Dem Vorbringen des Klägers im Verfahren ist keinerlei Hinweis zu entnehmen, daß die einzeln aufgelisteten Forderungen gegen die jeweiligen Beklagten voneinander derart abhängig wären, daß sie aus dem gleichen Klagssachverhalt abgeleitet werden könnten. Der Hinweis auf auftragsgemäß erbrachte Steuerberatungsleistungen indiziert einen derartigen Zusammenhang nicht, weil es sich dabei auch um Einzelaufträge gehandelt haben kann. Gleichartige Geschäfte stehen aber, selbst wenn sie unter Zugrundelegung gleicher Vertragsbestimmungen geschlossen wurden, untereinander nur in einem wirtschaftlichen, aber deshalb noch nicht in einem rechtlichen Zusammenhang (SZ 61/70) und resultieren auch nicht aus einer gemeinsamen Tatsache. Mag es auch eine Erfahrungstatsache darstellen, daß Steuerberatungsleistungen aufgrund eines einheitlichen Auftrags erbracht werden, schließt dies im Einzelfall eine andere rechtliche Ausgestaltung durch die Parteien nicht aus. Entgegen der Ansicht der Revisionswerber ergibt sich auch aus der in der Klage gebrauchten Wendung, die Leistungen seien für die "Firmengruppe Schleinzer" erbracht worden, nicht das Vorliegen einer materiellen Streitgenossenschaft im Sinn des § 11 Z 1 ZPO, weil damit keineswegs das Bestehen einer Rechtsgemeinschaft zwischen den Beklagten in Ansehung des Streitgegenstands dargetan wird. Ebensowenig ist dem Vorbringen derselbe tatsächliche Anspruchsgrund zu entnehmen.

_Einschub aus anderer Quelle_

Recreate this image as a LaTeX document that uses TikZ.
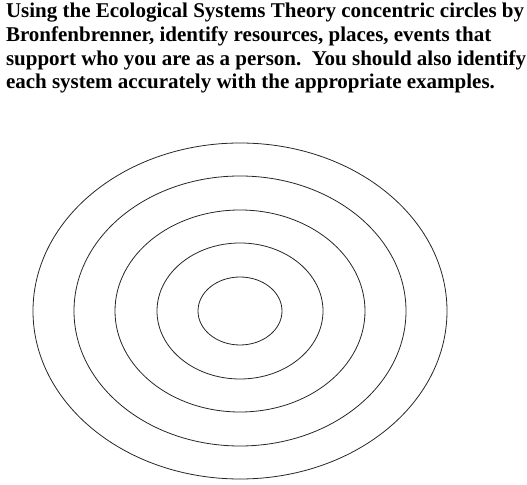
\documentclass[tikz,border=0pt]{standalone}
\usepackage{fontspec}
\setmainfont{Liberation Serif}
\usepackage{tikz}

\begin{document}
\begin{tikzpicture}[x=1bp, y=1bp, every node/.style={anchor=base west, inner sep=0pt, outer sep=0pt, font=\fontsize{21bp}{24bp}\selectfont\bfseries}]
\useasboundingbox (0,0) rectangle (527,485);
\node (line1) at (6,467.3) {Using the Ecological Systems Theory concentric circles by};
\node (line2) at (6,443.5) {Bronfenbrenner, identify resources, places, events that};
\node (line3) at (6,419.7) {support who you are as a person.\ \ You should also identify};
\node (line4) at (6,396) {each system accurately with the appropriate examples.};

\draw[line width=0.8bp, black!85] (240,174) ellipse (42 and 34);
\draw[line width=0.8bp, black!85] (240,174) ellipse (83 and 68);
\draw[line width=0.8bp, black!85] (240,174) ellipse (125 and 101);
\draw[line width=0.8bp, black!85] (240,174) ellipse (166 and 135);
\draw[line width=0.8bp, black!85] (240,174) ellipse (207 and 168);
\end{tikzpicture}
\end{document}
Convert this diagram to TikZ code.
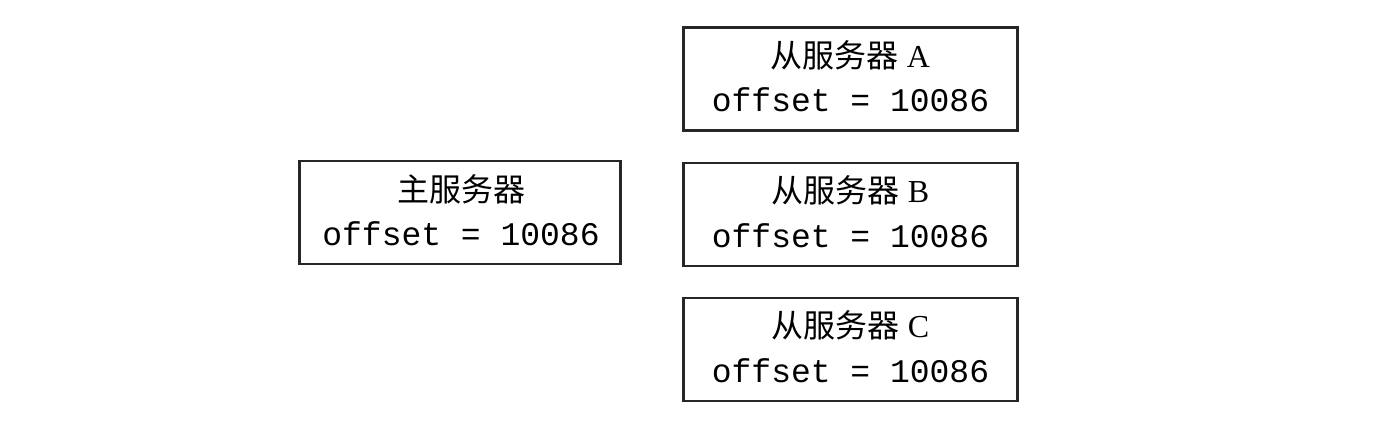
\documentclass[tikz,border=0pt]{standalone}
\usepackage{fontspec}
\setmainfont{Liberation Serif}
\setmonofont{Liberation Mono}
\newfontfamily\cjk{Noto Sans CJK SC}
\begin{document}
\begin{tikzpicture}[x=1pt,y=-1pt,
  srvbox/.style={draw=black!85, line width=2.4pt, minimum width=#1, minimum height=103pt, inner sep=0pt},
  srvbox/.default=334pt,
  ltitle/.style={font=\fontsize{32}{36}\selectfont, anchor=center},
  lmono/.style={font=\fontsize{33}{36}\ttfamily, anchor=center}]
\useasboundingbox (0,0) rectangle (1396,425);
% master
\node[srvbox=321pt] (m) at (460,212.5) {};
\node[ltitle] (mt) at (461,189) {{\cjk 主服务器}};
\node[lmono] (mo) at (461,234) {offset = 10086};
% slaves
\node[srvbox] (a) at (850.5,79) {};
\node[ltitle] (at) at (850.5,55) {{\cjk 从服务器} A};
\node[lmono] (ao) at (850.5,100) {offset = 10086};
\node[srvbox] (b) at (850.5,214.5) {};
\node[ltitle] (bt) at (850.5,190.5) {{\cjk 从服务器} B};
\node[lmono] (bo) at (850.5,235.5) {offset = 10086};
\node[srvbox] (c) at (850.5,349.5) {};
\node[ltitle] (ct) at (850.5,325.5) {{\cjk 从服务器} C};
\node[lmono] (co) at (850.5,370.5) {offset = 10086};
\end{tikzpicture}
\end{document}
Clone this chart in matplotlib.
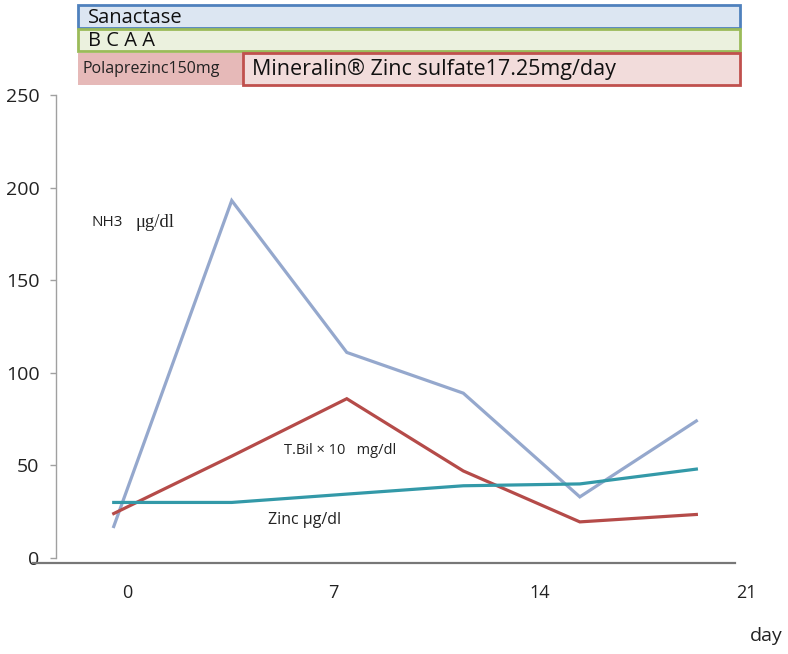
import matplotlib
matplotlib.use('Agg')
import matplotlib.pyplot as plt
from matplotlib.patches import Rectangle

plt.rcParams['font.family'] = ['Open Sans', 'DejaVu Sans']

# sampling positions (days) and series values
days = [-0.45, 3.55, 7.45, 11.4, 15.35, 19.3]
nh3 = [17, 193, 111, 89, 33, 74]
tbil_x10 = [24, 55, 86, 47, 19.5, 23.5]
zinc = [30, 30, 34.5, 39, 40, 48]

x_ticks = [0, 7, 14, 21]
y_ticks = [0, 50, 100, 150, 200, 250]

W, H = 788, 654
fig = plt.figure(figsize=(W / 100, H / 100), dpi=100)

# axes area in pixels: left 33, right 770, top 95, bottom 563
px_day = 29.5
x0_px = 127
left, right, top, bottom = 33, 770, 95, 563
ax = fig.add_axes([left / W, 1 - bottom / H, (right - left) / W, (bottom - top) / H])
ax.set_xlim((left - x0_px) / px_day, (right - x0_px) / px_day)
ax.set_ylim(-(bottom - 558) / 1.852, 250)

ax.plot(days, nh3, color='#95A8CD', lw=2.3, solid_joinstyle='miter')
ax.plot(days, tbil_x10, color='#B54B49', lw=2.3, solid_joinstyle='miter')
ax.plot(days, zinc, color='#3399A8', lw=2.3)

# spines
for s in ['top', 'right']:
    ax.spines[s].set_visible(False)
ax.spines['left'].set_position(('data', (56 - x0_px) / px_day))
ax.spines['left'].set_bounds(0, 250)
ax.spines['left'].set_color('#A0A0A0')
ax.spines['left'].set_linewidth(1.0)
ax.spines['bottom'].set_bounds((left - x0_px) / px_day, (735 - x0_px) / px_day)
ax.spines['bottom'].set_color('#777777')
ax.spines['bottom'].set_linewidth(1.6)

ax.set_yticks(y_ticks)
ax.set_yticklabels([str(v) for v in y_ticks])
ax.tick_params(axis='y', direction='out', length=4, width=1, color='#A0A0A0',
               pad=8, labelsize=14, labelcolor='#222222')
ax.set_xticks(x_ticks)
ax.set_xticklabels([str(v) for v in x_ticks])
ax.tick_params(axis='x', length=0, pad=15, labelsize=13, labelcolor='#222222')

# series labels
ax.text(-1.19, 181, 'NH3', fontsize=11, va='center', ha='left', color='#222222')
ax.text(0.3, 181, '\u03bcg/dl', fontsize=13.5, va='center', ha='left', color='#222222',
        family=['Liberation Serif', 'DejaVu Serif'])
ax.text(5.32, 58, 'T.Bil \u00d7 10   mg/dl', fontsize=10.5, va='center', ha='left', color='#222222')
ax.text(4.78, 20.5, 'Zinc \u03bcg/dl', fontsize=11.5, va='center', ha='left', color='#222222')

fig.text(766 / W, 1 - 636 / H, 'day', fontsize=14, ha='center', va='center', color='#222222')


# treatment bars on top
def box(x1, y1, x2, y2, face, edge=None, lw=2.0):
    r = Rectangle((x1 / W, 1 - y2 / H), (x2 - x1) / W, (y2 - y1) / H,
                  transform=fig.transFigure, facecolor=face,
                  edgecolor=edge if edge else 'none', linewidth=lw)
    fig.add_artist(r)


box(78, 5, 740, 28, '#DCE6F2', '#4F81BD')
box(78, 29, 740, 51, '#EBF1DE', '#9BBB59')
box(78, 53, 243, 85, '#E6B9B8')
box(243, 53, 740, 85, '#F2DCDB', '#C0504D')

fig.text(88 / W, 1 - 18 / H, 'Sanactase', fontsize=14.5, ha='left', va='center', color='#111111')
fig.text(88 / W, 1 - 41 / H, 'B C A A', fontsize=14.5, ha='left', va='center', color='#111111')
fig.text(83 / W, 1 - 69 / H, 'Polaprezinc150mg', fontsize=11.5, ha='left', va='center', color='#222222')
fig.text(252 / W, 1 - 69 / H, 'Mineralin\u00ae Zinc sulfate17.25mg/day', fontsize=15.5,
         ha='left', va='center', color='#111111')

fig.savefig('out.png', dpi=100)
plt.close(fig)
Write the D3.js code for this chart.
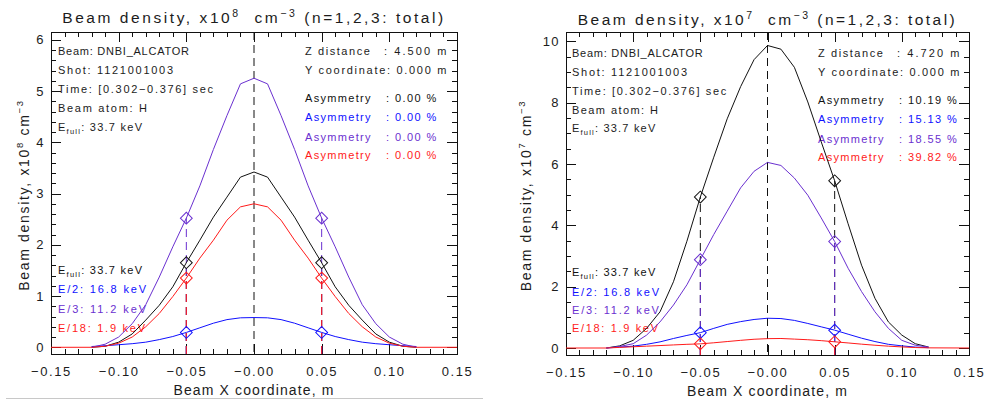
<!DOCTYPE html>
<html>
<head>
<meta charset="utf-8">
<script src="https://cdn.jsdelivr.net/npm/d3@7/dist/d3.min.js"></script>
<style>
  body { margin: 0; background: #fff; }
  svg { display: block; font-family: "Liberation Sans", Arial, sans-serif; }
  text { white-space: pre; }
</style>
</head>
<body>
<svg id="chart" width="991" height="403"></svg>
<script>
// Beam X coordinate samples (m); null where a component is not computed
const xPositions = [-0.15, -0.12, -0.11, -0.10, -0.09, -0.08, -0.07, -0.06, -0.05, -0.04, -0.03, -0.02, -0.01,
                    0.00, 0.01, 0.02, 0.03, 0.04, 0.05, 0.06, 0.07, 0.08, 0.09, 0.10, 0.11, 0.12, 0.15];

// Z = 4.500 m, density in 1e8 cm^-3
const leftFull       = [null, 0.00, 0.02, 0.10, 0.26, 0.53, 0.82, 1.18, 1.65, 2.09, 2.54, 2.93, 3.32, 3.42, 3.32, 2.93, 2.54, 2.09, 1.65, 1.18, 0.82, 0.53, 0.26, 0.10, 0.02, 0.00, null];
const leftHalf       = [null, 0.015, 0.03, 0.05, 0.07, 0.10, 0.15, 0.21, 0.29, 0.38, 0.47, 0.54, 0.575, 0.58, 0.575, 0.54, 0.47, 0.38, 0.29, 0.21, 0.15, 0.10, 0.07, 0.05, 0.03, 0.015, null];
const leftThird      = [null, 0.00, 0.06, 0.20, 0.46, 0.83, 1.37, 1.96, 2.52, 3.15, 3.86, 4.52, 5.14, 5.25, 5.14, 4.52, 3.86, 3.15, 2.52, 1.96, 1.37, 0.83, 0.46, 0.20, 0.06, 0.00, null];
const leftEighteenth = [0, 0.00, 0.02, 0.08, 0.20, 0.40, 0.66, 0.99, 1.35, 1.74, 2.09, 2.48, 2.74, 2.80, 2.74, 2.48, 2.09, 1.74, 1.35, 0.99, 0.66, 0.40, 0.20, 0.08, 0.02, 0.00, 0];

// Z = 4.720 m, density in 1e7 cm^-3
const rightFull       = [null, 0.00, 0.07, 0.25, 0.64, 1.18, 2.16, 3.48, 4.92, 6.22, 7.47, 8.52, 9.40, 9.86, 9.74, 9.15, 8.02, 6.72, 5.45, 4.05, 2.70, 1.62, 0.85, 0.42, 0.14, 0.03, null];
const rightHalf       = [null, 0.00, 0.03, 0.06, 0.12, 0.20, 0.31, 0.41, 0.50, 0.64, 0.77, 0.86, 0.93, 0.97, 0.96, 0.90, 0.80, 0.69, 0.582, 0.45, 0.32, 0.21, 0.12, 0.07, 0.03, 0.01, null];
const rightThird      = [null, 0.00, 0.05, 0.14, 0.42, 0.85, 1.40, 2.06, 2.88, 3.70, 4.46, 5.22, 5.76, 6.05, 5.95, 5.54, 4.98, 4.24, 3.47, 2.60, 1.84, 1.18, 0.64, 0.25, 0.09, 0.03, null];
const rightEighteenth = [0, 0.00, 0.02, 0.04, 0.06, 0.08, 0.10, 0.12, 0.135, 0.17, 0.21, 0.25, 0.285, 0.305, 0.31, 0.29, 0.27, 0.24, 0.202, 0.165, 0.125, 0.09, 0.06, 0.035, 0.015, 0.005, 0];

const seriesColors = ["#111111", "#1010ff", "#6a30d0", "#ff1a1a"];
const energyLabels = ["33.7 keV", "E/2: 16.8 keV", "E/3: 11.2 keV", "E/18: 1.9 keV"];
const leftAsymmetry  = ["0.00", "0.00", "0.00", "0.00"];
const rightAsymmetry = ["10.19", "15.13", "18.55", "39.82"];
const infoLines = ["Beam: DNBI_ALCATOR", "Shot: 1121001003", "Time: [0.302\u22120.376] sec", "Beam atom: H"];
const markerX = [-0.05, 0.05];

const xTicks = [-0.15, -0.10, -0.05, 0.00, 0.05, 0.10, 0.15];
const xTickLabels = ["\u22120.15", "\u22120.10", "\u22120.05", "\u22120.00", "0.05", "0.10", "0.15"];
const leftYTicks = [0, 1, 2, 3, 4, 5, 6];
const rightYTicks = [0, 2, 4, 6, 8, 10];

const TEXT = "#1c1c1c";
const svg = d3.select("#chart");

// stretch a text element to a given advance width via letter spacing
function fit(sel, width) {
  const node = sel.node();
  const n = node.textContent.length;
  const w = node.getComputedTextLength();
  sel.attr("letter-spacing", ((width - w) / Math.max(1, n - 1)).toFixed(2));
  return sel;
}

// text made of runs: kind 0 normal, 1 superscript, -1 subscript
function richText(parent, x, y, parts, size, smallSize, shift, fill) {
  const t = parent.append("text").attr("x", x).attr("y", y)
    .attr("font-size", size).attr("fill", fill || TEXT);
  let cur = 0;
  parts.forEach(([s, kind]) => {
    const target = kind === 1 ? -shift : kind === -1 ? shift * 0.45 : 0;
    t.append("tspan").attr("dy", target - cur)
      .attr("font-size", kind ? smallSize : size).text(s);
    cur = target;
  });
  return t;
}

function drawPanel(p) {
  const g = svg.append("g");
  const x = d3.scaleLinear().domain([-0.15, 0.15]).range([p.left, p.right]);
  const y = d3.scaleLinear().domain(p.yDomain).range([p.bottom, p.top]);
  const series = p.series;

  // title
  const title = richText(g, (p.left + p.right) / 2, p.titleY,
    [["Beam density, x10", 0], [p.exponent, 1], ["  cm", 0], ["\u22123", 1], [" (n=1,2,3: total)", 0]],
    15.5, 10.5, 6);
  title.attr("text-anchor", "middle");
  fit(title, p.titleWidth);

  // axes: majors with labels, minors, mirrored on top/right
  const minorX = d3.range(-15, 16).map(i => i / 100).filter(v => !xTicks.some(t => Math.abs(t - v) < 1e-9));
  const minorY = d3.range(Math.ceil(p.yDomain[0] / p.yMinor), Math.floor(p.yDomain[1] / p.yMinor) + 1)
    .map(i => +(i * p.yMinor).toFixed(6))
    .filter(v => !p.yTicks.some(t => Math.abs(t - v) < 1e-9));

  const axG = g.append("g").attr("shape-rendering", "crispEdges");
  const styleAxis = sel => {
    sel.select(".domain").remove();
    sel.selectAll(".tick line").attr("stroke", "#111");
    sel.selectAll("text").attr("fill", TEXT).attr("font-family", "Liberation Sans, Arial, sans-serif");
  };
  axG.append("g").attr("transform", `translate(0,${p.bottom})`)
    .call(d3.axisBottom(x).tickValues(xTicks).tickSize(-10).tickPadding(13)
      .tickFormat((d, i) => xTickLabels[i]))
    .call(styleAxis)
    .selectAll("text").attr("font-size", 13).attr("letter-spacing", 1.6);
  axG.append("g").attr("transform", `translate(0,${p.bottom})`)
    .call(d3.axisBottom(x).tickValues(minorX).tickSize(-5).tickFormat(""))
    .call(styleAxis);
  axG.append("g").attr("transform", `translate(0,${p.top})`)
    .call(d3.axisTop(x).tickValues(xTicks).tickSize(-10).tickFormat(""))
    .call(styleAxis);
  axG.append("g").attr("transform", `translate(0,${p.top})`)
    .call(d3.axisTop(x).tickValues(minorX).tickSize(-5).tickFormat(""))
    .call(styleAxis);
  axG.append("g").attr("transform", `translate(${p.left},0)`)
    .call(d3.axisLeft(y).tickValues(p.yTicks).tickSize(-10).tickPadding(6).tickFormat(d3.format("d")))
    .call(styleAxis)
    .selectAll("text").attr("font-size", 13).attr("letter-spacing", 1.4);
  axG.append("g").attr("transform", `translate(${p.left},0)`)
    .call(d3.axisLeft(y).tickValues(minorY).tickSize(-5).tickFormat(""))
    .call(styleAxis);
  axG.append("g").attr("transform", `translate(${p.right},0)`)
    .call(d3.axisRight(y).tickValues(p.yTicks).tickSize(-10).tickFormat(""))
    .call(styleAxis);
  axG.append("g").attr("transform", `translate(${p.right},0)`)
    .call(d3.axisRight(y).tickValues(minorY).tickSize(-5).tickFormat(""))
    .call(styleAxis);
  axG.append("rect")
    .attr("x", p.left).attr("y", p.top)
    .attr("width", p.right - p.left).attr("height", p.bottom - p.top)
    .attr("fill", "none").attr("stroke", "#111");

  // axis titles
  const xt = g.append("text").attr("x", (p.left + p.right) / 2).attr("y", p.xTitleY)
    .attr("text-anchor", "middle").attr("font-size", 14).attr("fill", TEXT)
    .text("Beam X coordinate, m");
  fit(xt, 160);
  const ytG = g.append("g").attr("transform", `translate(${p.yTitleX},${(p.top + p.bottom) / 2 + 2}) rotate(-90)`);
  const yt = richText(ytG, 0, 0,
    [["Beam density, x10", 0], [p.exponent, 1], [" cm", 0], ["\u22123", 1]], 14, 9.5, 6);
  yt.attr("text-anchor", "middle");
  fit(yt, 190);

  // info block
  infoLines.forEach((s, i) => {
    const t = g.append("text").attr("x", p.textX).attr("y", p.infoY[i])
      .attr("font-size", 11).attr("fill", TEXT).text(s);
    fit(t, p.infoWidths[i]);
  });
  const ef = richText(g, p.textX, p.infoY[4], [["E", 0], ["full", -1], [": " + energyLabels[0], 0]], 11, 7.5, 6);
  fit(ef, p.efWidth);

  // geometry block
  const zl = g.append("text").attr("x", p.rightTextX).attr("y", p.infoY[0])
    .attr("font-size", 11).attr("fill", TEXT).text("Z distance");
  fit(zl, 65);
  const zv = g.append("text").attr("x", p.rightTextX + 79).attr("y", p.infoY[0])
    .attr("font-size", 11).attr("fill", TEXT).text(": " + p.z + " m");
  fit(zv, 62.5);
  const yl = g.append("text").attr("x", p.rightTextX).attr("y", p.infoY[1])
    .attr("font-size", 11).attr("fill", TEXT).text("Y coordinate: 0.000 m");
  fit(yl, 141.5);

  p.asymmetry.forEach((a, i) => {
    const al = g.append("text").attr("x", p.rightTextX).attr("y", p.asymY[i])
      .attr("font-size", 11).attr("fill", seriesColors[i]).text("Asymmetry");
    fit(al, 65.5);
    g.append("text").attr("x", p.rightTextX + 81).attr("y", p.asymY[i])
      .attr("font-size", 11).attr("fill", seriesColors[i]).attr("letter-spacing", 1.4)
      .text(": " + a + " %");
  });

  // energy legend
  energyLabels.forEach((s, i) => {
    let t;
    if (i === 0) {
      t = richText(g, p.textX, p.legendY[i], [["E", 0], ["full", -1], [": " + s, 0]], 11, 7.5, 6, seriesColors[i]);
    } else {
      t = g.append("text").attr("x", p.textX).attr("y", p.legendY[i])
        .attr("font-size", 11).attr("fill", seriesColors[i]).text(s);
    }
    fit(t, p.legendWidths[i]);
  });

  // centre line
  g.append("line")
    .attr("x1", x(0)).attr("x2", x(0)).attr("y1", p.top).attr("y2", p.bottom)
    .attr("stroke", "#111").attr("stroke-dasharray", "8,5");

  const valueAt = (vals, xv) => vals[xPositions.findIndex(d => Math.abs(d - xv) < 1e-9)];

  // drop lines at the sampling chords
  series.forEach((vals, i) => {
    markerX.forEach(mx => {
      const v = valueAt(vals, mx);
      g.append("line")
        .attr("x1", x(mx)).attr("x2", x(mx))
        .attr("y1", y(p.yDomain[0])).attr("y2", y(v))
        .attr("stroke", seriesColors[i]).attr("stroke-dasharray", "8,5");
    });
  });

  // profiles
  const line = d3.line()
    .defined(d => d[1] != null)
    .x(d => x(d[0])).y(d => y(d[1]));
  series.forEach((vals, i) => {
    g.append("path")
      .datum(xPositions.map((xv, j) => [xv, vals[j]]))
      .attr("d", line)
      .attr("fill", "none").attr("stroke", seriesColors[i]).attr("stroke-width", 1);
  });

  // chord markers
  const diamond = d3.symbol().type(d3.symbolSquare).size(70);
  series.forEach((vals, i) => {
    markerX.forEach(mx => {
      const v = valueAt(vals, mx);
      g.append("path").attr("d", diamond)
        .attr("transform", `translate(${x(mx)},${y(v)}) rotate(45)`)
        .attr("fill", "none").attr("stroke", seriesColors[i]).attr("stroke-width", 1);
    });
  });
}

drawPanel({
  left: 51, right: 457, top: 32, bottom: 354,
  yDomain: [-0.131, 6.152], yTicks: leftYTicks, yMinor: 0.2,
  exponent: "8", z: "4.500",
  series: [leftFull, leftHalf, leftThird, leftEighteenth],
  asymmetry: leftAsymmetry,
  titleY: 22.5, titleWidth: 381, xTitleY: 395, yTitleX: 29,
  textX: 58, rightTextX: 305,
  infoY: [55, 74, 93.3, 112.3, 131.3], infoWidths: [131, 115, 155, 89], efWidth: 84,
  asymY: [102.3, 121.3, 140.7, 159],
  legendY: [274, 293.3, 313, 332], legendWidths: [84, 88, 88, 87]
});

drawPanel({
  left: 566, right: 969, top: 32, bottom: 355,
  yDomain: [-0.228, 10.30], yTicks: rightYTicks, yMinor: 0.5,
  exponent: "7", z: "4.720",
  series: [rightFull, rightHalf, rightThird, rightEighteenth],
  asymmetry: rightAsymmetry,
  titleY: 25, titleWidth: 377, xTitleY: 396, yTitleX: 531,
  textX: 572, rightTextX: 818,
  infoY: [57, 76, 94.7, 113.7, 132], infoWidths: [130.7, 115, 154.3, 86], efWidth: 83.3,
  asymY: [104, 122.7, 143, 161.3],
  legendY: [276.3, 295.7, 314, 332.3], legendWidths: [83.3, 87, 87, 86]
});

// panel separator
svg.append("line")
  .attr("x1", 6).attr("x2", 483).attr("y1", 398.5).attr("y2", 398.5)
  .attr("stroke", "#c8c8c8").attr("stroke-width", 1);
</script>
</body>
</html>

Liegt aber keine Streitgenossenschaft vor, ergibt sich, daß der Kläger selbst nicht von einer Zusammenrechnung der geltend gemachten Ansprüche ausgegangen ist, weil er die Klage beim Bezirksgericht einbrachte, dessen sachliche Zuständigkeit gemäß § 49 Abs 1 JN zu diesem Zeitpunkt durch den Streitwert von S 50.000 begrenzt war.

Sämtlichen gegen die Revisionswerber geltend gemachten Einzelansprüchen mangelt es daher an der Zulässigkeitsvoraussetzung des § 502 Abs 2 ZPO, weil der Entscheidungsgegenstand, über den das Berufungsgericht zu befinden hatte, jeweils S 50.000 nicht überstieg. Lediglich die den Drittbeklagten betreffende Rechnung vom 12. 7. 1991 über S 79.182 lag über dieser Schwelle, was jedoch schon deshalb nicht zu einer meritorischen Erledigung führen kann, weil die Drittbeklagte keine Revision erhoben hat.